Interpretation and reasoning: The Tribunal noted the Revenue's assessment practice of adding back the interest on late TDS to profits and then again treating it as income from other sources, producing a double disallowance. It accepted the view that withholding tax liability is a vicarious statutory obligation arising in the course of business and that interest incurred on late discharge of that statutory obligation is compensatory in nature and can be an allowable business expenditure under Section 37, subject to factual verification. Given existing coordinate judgments treating such interest as deductible, the Tribunal found it inappropriate to sustain the addition as income from other sources without proper verification and hearing.
Ratio vs. Obiter: Ratio - Interest paid on late payment of TDS, being compensatory and incurred in the course of business, is prima facie allowable under Section 37 and should not be treated as income under "Income from Other Sources"; a previous addition must not be replicated under another head leading to double disallowance. Obiter - References to various tribunal decisions and comparative discussion of vicarious liability principles are supportive reasoning rather than independent binding holdings beyond the present facts.
Conclusions: The Tribunal set aside the addition treating the interest on late TDS as income from other sources and remanded the matter to the Assessing Officer for fresh verification and adjudication after affording opportunity of hearing. The Tribunal directed that the Assessing Officer examine the allowability of the interest under Section 37 in light of precedents and administrative guidance, avoiding duplicate additions.
Cross-references and Interaction of Issues
1. The resolution of Issue 1 relied on administrative notifications (permitted operations in SEZ) and the CBDT Circular (treating letting with amenities in notified industrial parks/SEZ as business income) and thus forms the basis for allowing Section 80IAB relief; Issue 2's allowability analysis proceeded independently but relied on coordinated tribunal jurisprudence.

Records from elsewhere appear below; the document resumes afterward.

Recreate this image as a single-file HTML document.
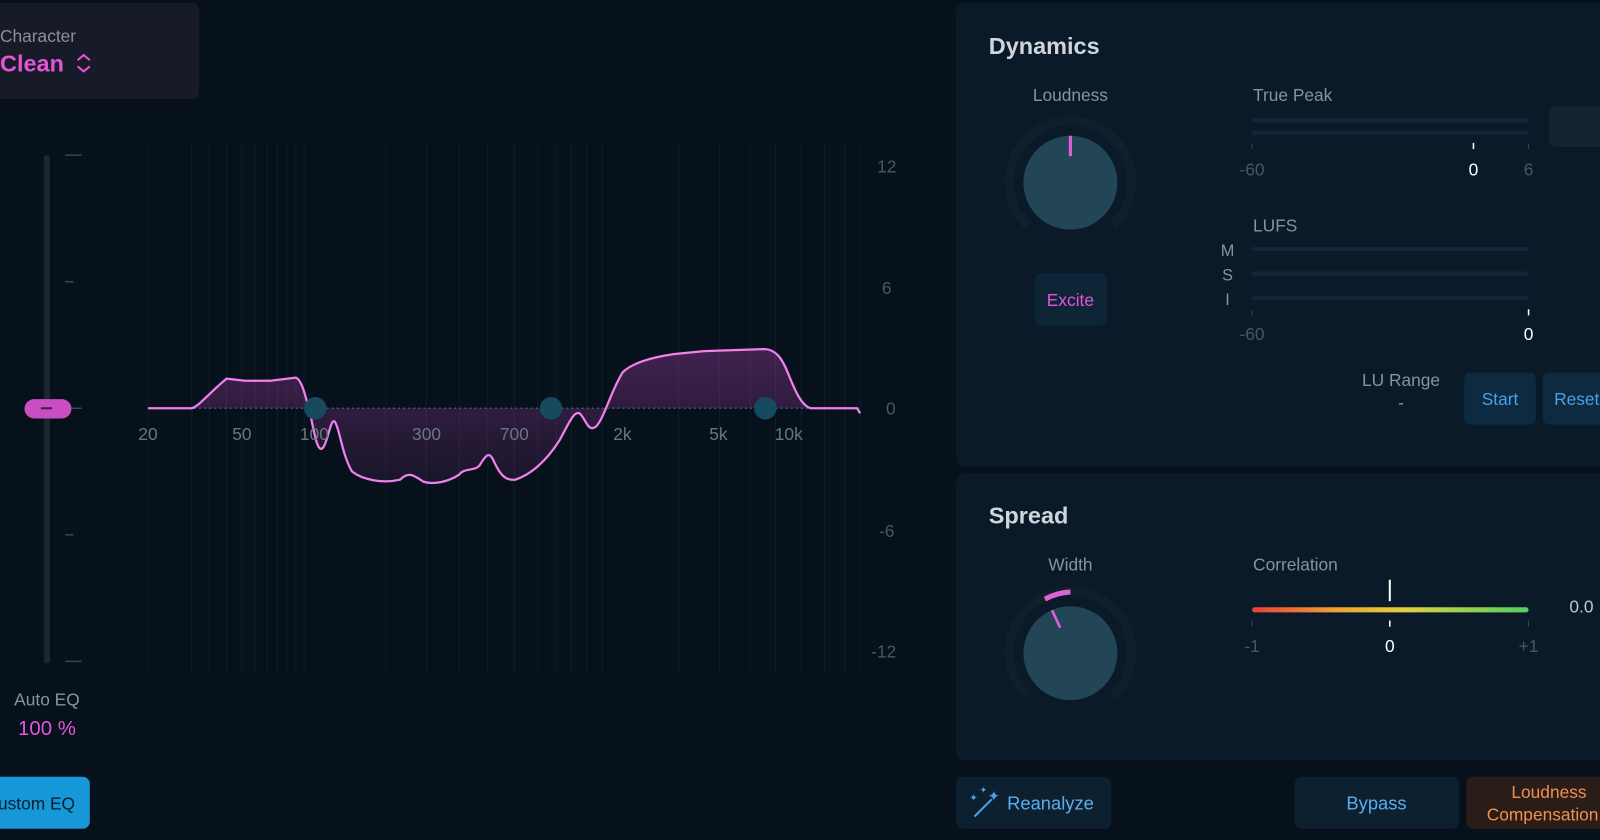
<!DOCTYPE html>
<html><head><meta charset="utf-8"><style>
html,body{margin:0;padding:0;background:#07111b;overflow:hidden}
svg{display:block}
text{font-family:"Liberation Sans",sans-serif}
</style></head><body>
<svg width="1600" height="840" viewBox="0 0 1568 823" preserveAspectRatio="none">
<defs>
<linearGradient id="fillg" x1="0" y1="0" x2="0" y2="1">
<stop offset="0" stop-color="#b040b0" stop-opacity="0.35"/>
<stop offset="1" stop-color="#b040b0" stop-opacity="0.1"/>
</linearGradient>
<linearGradient id="corr" x1="0" x2="1">
<stop offset="0" stop-color="#e8403a"/><stop offset="0.3" stop-color="#f0a030"/>
<stop offset="0.55" stop-color="#e0d040"/><stop offset="1" stop-color="#50d060"/>
</linearGradient>
<clipPath id="above"><rect x="0" y="0" width="900" height="400"/></clipPath>
<clipPath id="below"><rect x="0" y="400" width="900" height="300"/></clipPath>
</defs>
<rect width="1568" height="823" fill="#07111b"/>
<!-- character box -->
<rect x="-10" y="3" width="205" height="94" rx="6" fill="#171a27"/>
<text x="0" y="41" font-size="17" fill="#8a8f9a">Character</text>
<text x="0" y="70" font-size="23" font-weight="bold" fill="#e454d8">Clean</text>
<path d="M76 59 l6 -5 l6 5 M76 65 l6 5 l6 -5" stroke="#e454d8" stroke-width="2" fill="none"/>
<!-- grid -->
<g stroke="#0f1e2a" stroke-width="1">
<line x1="145" y1="140" x2="145" y2="660"/><line x1="188" y1="140" x2="188" y2="660"/>
<line x1="205" y1="140" x2="205" y2="660"/><line x1="222" y1="140" x2="222" y2="660"/>
<line x1="237" y1="140" x2="237" y2="660"/><line x1="250" y1="140" x2="250" y2="660"/>
<line x1="262" y1="140" x2="262" y2="660"/><line x1="272" y1="140" x2="272" y2="660"/>
<line x1="281" y1="140" x2="281" y2="660"/><line x1="290" y1="140" x2="290" y2="660"/>
<line x1="298" y1="140" x2="298" y2="660"/><line x1="378" y1="140" x2="378" y2="660"/>
<line x1="418" y1="140" x2="418" y2="660"/><line x1="450" y1="140" x2="450" y2="660"/>
<line x1="478" y1="140" x2="478" y2="660"/><line x1="504" y1="140" x2="504" y2="660"/>
<line x1="527" y1="140" x2="527" y2="660"/><line x1="545" y1="140" x2="545" y2="660"/>
<line x1="560" y1="140" x2="560" y2="660"/><line x1="575" y1="140" x2="575" y2="660"/>
<line x1="590" y1="140" x2="590" y2="660"/><line x1="665" y1="140" x2="665" y2="660"/>
<line x1="705" y1="140" x2="705" y2="660"/><line x1="735" y1="140" x2="735" y2="660"/>
<line x1="760" y1="140" x2="760" y2="660"/><line x1="785" y1="140" x2="785" y2="660"/>
<line x1="808" y1="140" x2="808" y2="660"/><line x1="828" y1="140" x2="828" y2="660"/>
<line x1="843" y1="140" x2="843" y2="660"/>
</g>
<line x1="145" y1="400" x2="843" y2="400" stroke="#2a5a70" stroke-width="1.5" stroke-dasharray="2,3"/>
<!-- curve -->
<path id="cv" d="M145,400 L188,400 C195,398 205,385 222,371 L240,373 L265,373 L290,370 C296,372 300,390 305,410 C309,430 312,445 317,438 C322,430 324,410 328,413 C333,420 335,445 345,462 C355,470 375,474 392,470 C400,462 405,465 415,472 C425,475 440,472 450,465 C455,458 465,462 470,456 C475,448 479,440 484,452 C490,465 495,471 505,470 C520,465 535,452 548,432 C556,418 562,402 568,405 C574,410 576,424 584,418 C592,410 598,385 610,365 C620,355 640,350 660,347 L690,344 L750,342 C760,343 766,350 772,365 C778,380 785,398 795,400 L840,400 L843,405" fill="none"/>
<path d="M145,400 L188,400 C195,398 205,385 222,371 L240,373 L265,373 L290,370 C296,372 300,390 305,410 C309,430 312,445 317,438 C322,430 324,410 328,413 C333,420 335,445 345,462 C355,470 375,474 392,470 C400,462 405,465 415,472 C425,475 440,472 450,465 C455,458 465,462 470,456 C475,448 479,440 484,452 C490,465 495,471 505,470 C520,465 535,452 548,432 C556,418 562,402 568,405 C574,410 576,424 584,418 C592,410 598,385 610,365 C620,355 640,350 660,347 L690,344 L750,342 C760,343 766,350 772,365 C778,380 785,398 795,400 L843,400 Z" fill="url(#fillg)"/>
<use href="#cv" stroke="#f080ec" stroke-width="2.2"/>
<g fill="#174a5e"><circle cx="309" cy="400" r="11"/><circle cx="540" cy="400" r="11"/><circle cx="750" cy="400" r="11"/></g>
<g font-size="17" fill="#6a7682" text-anchor="middle">
<text x="145" y="431">20</text><text x="237" y="431">50</text><text x="308" y="431">100</text>
<text x="418" y="431">300</text><text x="504" y="431">700</text><text x="610" y="431">2k</text>
<text x="704" y="431">5k</text><text x="773" y="431">10k</text>
</g>
<g font-size="17" fill="#4a5662" text-anchor="middle">
<text x="869" y="169">12</text><text x="869" y="288">6</text><text x="873" y="406">0</text>
<text x="869" y="526">-6</text><text x="866" y="644">-12</text>
</g>
<!-- slider -->
<rect x="43" y="152" width="6" height="498" rx="3" fill="#1a2630"/>
<g stroke="#3a4650" stroke-width="1.5"><line x1="64" y1="152" x2="80" y2="152"/><line x1="64" y1="276" x2="72" y2="276"/><line x1="64" y1="524" x2="72" y2="524"/><line x1="64" y1="648" x2="80" y2="648"/><line x1="66" y1="400" x2="80" y2="400"/></g>
<rect x="24" y="391" width="46" height="19" rx="9.5" fill="#c94ec3"/>
<line x1="40" y1="400" x2="51" y2="400" stroke="#4a1a48" stroke-width="2"/>
<text x="46" y="691" font-size="17" fill="#8a929c" text-anchor="middle">Auto EQ</text>
<text x="46" y="720" font-size="20" fill="#e454d8" text-anchor="middle">100 %</text>
<rect x="-10" y="761" width="98" height="51" rx="7" fill="#1597d8"/>
<text x="-2" y="793" font-size="17" fill="#08202e">ustom EQ</text>
<!-- Dynamics -->
<rect x="937" y="3" width="640" height="454" rx="8" fill="#0a1a28"/>
<text x="969" y="53" font-size="23" font-weight="bold" fill="#d0d6dc">Dynamics</text>
<text x="1049" y="99" font-size="17" fill="#8a929c" text-anchor="middle">Loudness</text>
<path d="M1007,221 A60,60 0 1 1 1091,221" stroke="#101f2c" stroke-width="9" fill="none"/>
<circle cx="1049" cy="179" r="46" fill="#234656"/>
<line x1="1049" y1="133" x2="1049" y2="153" stroke="#e060d8" stroke-width="3"/>
<rect x="1014" y="268" width="71" height="51" rx="6" fill="#0d2536"/>
<text x="1049" y="300" font-size="17" fill="#e454d8" text-anchor="middle">Excite</text>
<text x="1228" y="99" font-size="17" fill="#8a929c">True Peak</text>
<rect x="1227" y="116" width="271" height="4" rx="2" fill="#15263a"/>
<rect x="1227" y="128" width="271" height="4" rx="2" fill="#15263a"/>
<rect x="1518" y="104" width="60" height="40" rx="7" fill="#132433"/>
<g stroke="#3a4650"><line x1="1227" y1="141" x2="1227" y2="146"/><line x1="1498" y1="141" x2="1498" y2="146"/></g>
<line x1="1444" y1="140" x2="1444" y2="146" stroke="#fff" stroke-width="1.5"/>
<text x="1227" y="172" font-size="17" fill="#4a5662" text-anchor="middle">-60</text>
<text x="1444" y="172" font-size="17" fill="#fff" text-anchor="middle">0</text>
<text x="1498" y="172" font-size="17" fill="#4a5662" text-anchor="middle">6</text>
<text x="1228" y="227" font-size="17" fill="#8a929c">LUFS</text>
<g font-size="16" fill="#8a929c" text-anchor="middle"><text x="1203" y="251">M</text><text x="1203" y="275">S</text><text x="1203" y="299">I</text></g>
<rect x="1227" y="242" width="271" height="4" rx="2" fill="#15263a"/>
<rect x="1227" y="266" width="271" height="4" rx="2" fill="#15263a"/>
<rect x="1227" y="290" width="271" height="4" rx="2" fill="#15263a"/>
<line x1="1227" y1="304" x2="1227" y2="309" stroke="#3a4650"/>
<line x1="1498" y1="303" x2="1498" y2="309" stroke="#fff" stroke-width="1.5"/>
<text x="1227" y="333" font-size="17" fill="#4a5662" text-anchor="middle">-60</text>
<text x="1498" y="333" font-size="17" fill="#fff" text-anchor="middle">0</text>
<text x="1373" y="378" font-size="17" fill="#8a929c" text-anchor="middle">LU Range</text>
<text x="1373" y="400" font-size="17" fill="#8a929c" text-anchor="middle">-</text>
<rect x="1435" y="365" width="70" height="51" rx="6" fill="#0d2a40"/>
<text x="1470" y="397" font-size="17" fill="#4aa0e8" text-anchor="middle">Start</text>
<rect x="1512" y="365" width="70" height="51" rx="6" fill="#0d2a40"/>
<text x="1523" y="397" font-size="17" fill="#4aa0e8">Reset</text>
<!-- Spread -->
<rect x="937" y="464" width="640" height="281" rx="8" fill="#0a1a28"/>
<text x="969" y="513" font-size="23" font-weight="bold" fill="#d0d6dc">Spread</text>
<text x="1049" y="559" font-size="17" fill="#8a929c" text-anchor="middle">Width</text>
<path d="M1007,682 A60,60 0 1 1 1091,682" stroke="#101f2c" stroke-width="9" fill="none"/>
<path d="M1024,587 A60,60 0 0 1 1049,580" stroke="#e060d8" stroke-width="5" fill="none"/>
<circle cx="1049" cy="640" r="46" fill="#234656"/>
<line x1="1031" y1="598" x2="1039" y2="615" stroke="#e060d8" stroke-width="2.5"/>
<text x="1228" y="559" font-size="17" fill="#8a929c">Correlation</text>
<rect x="1227" y="595" width="271" height="5" rx="2.5" fill="url(#corr)"/>
<line x1="1362" y1="568" x2="1362" y2="589" stroke="#fff" stroke-width="2"/>
<g stroke="#3a4650"><line x1="1227" y1="608" x2="1227" y2="614"/><line x1="1498" y1="608" x2="1498" y2="614"/></g>
<line x1="1362" y1="608" x2="1362" y2="614" stroke="#fff" stroke-width="1.5"/>
<text x="1227" y="639" font-size="17" fill="#4a5662" text-anchor="middle">-1</text>
<text x="1362" y="639" font-size="17" fill="#fff" text-anchor="middle">0</text>
<text x="1498" y="639" font-size="17" fill="#4a5662" text-anchor="middle">+1</text>
<text x="1538" y="600" font-size="17" fill="#c0c6cc">0.0</text>
<!-- bottom buttons -->
<rect x="937" y="761" width="152" height="51" rx="7" fill="#0d2030"/>
<g stroke="#4aa0e8" stroke-width="2" fill="none"><line x1="955" y1="800" x2="972" y2="783"/></g>
<text x="968" y="785" font-size="14" fill="#4aa0e8">✦</text><text x="950" y="785" font-size="10" fill="#4aa0e8">✦</text><text x="960" y="777" font-size="9" fill="#4aa0e8">✦</text>
<text x="987" y="793" font-size="18" fill="#5aaef0">Reanalyze</text>
<rect x="1269" y="761" width="161" height="51" rx="7" fill="#0d2030"/>
<text x="1349" y="793" font-size="18" fill="#5aaef0" text-anchor="middle">Bypass</text>
<rect x="1437" y="761" width="150" height="51" rx="7" fill="#2a1c17"/>
<text x="1518" y="782" font-size="17" fill="#f09050" text-anchor="middle">Loudness</text>
<text x="1457" y="804" font-size="17" fill="#f09050">Compensation</text>
</svg>
</body></html>
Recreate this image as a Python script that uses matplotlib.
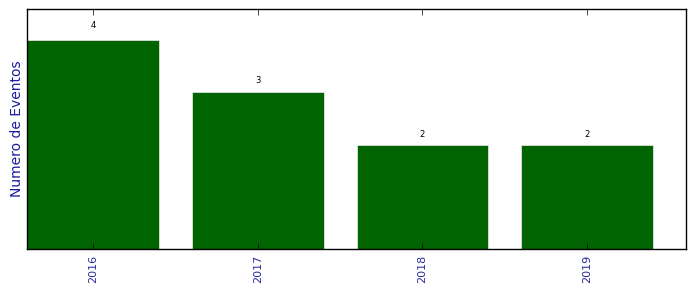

2. The Tribunal gave precedence to administrative instructions and coordinate bench decisions in both issues, explicitly following the CBDT Circular and relevant tribunal authorities rather than earlier adverse findings in different assessment years that did not give effect to authorisation letters/notifications.
Final Disposition
The Tribunal allowed the appeal on the Section 80IAB issue (income from sale of food and beverages and allied SEZ amenities held to be business income eligible for deduction consideration) and allowed the ground on interest on late TDS by setting aside the addition as income from other sources and remanding the issue for verification and fresh order consistent with law and precedents.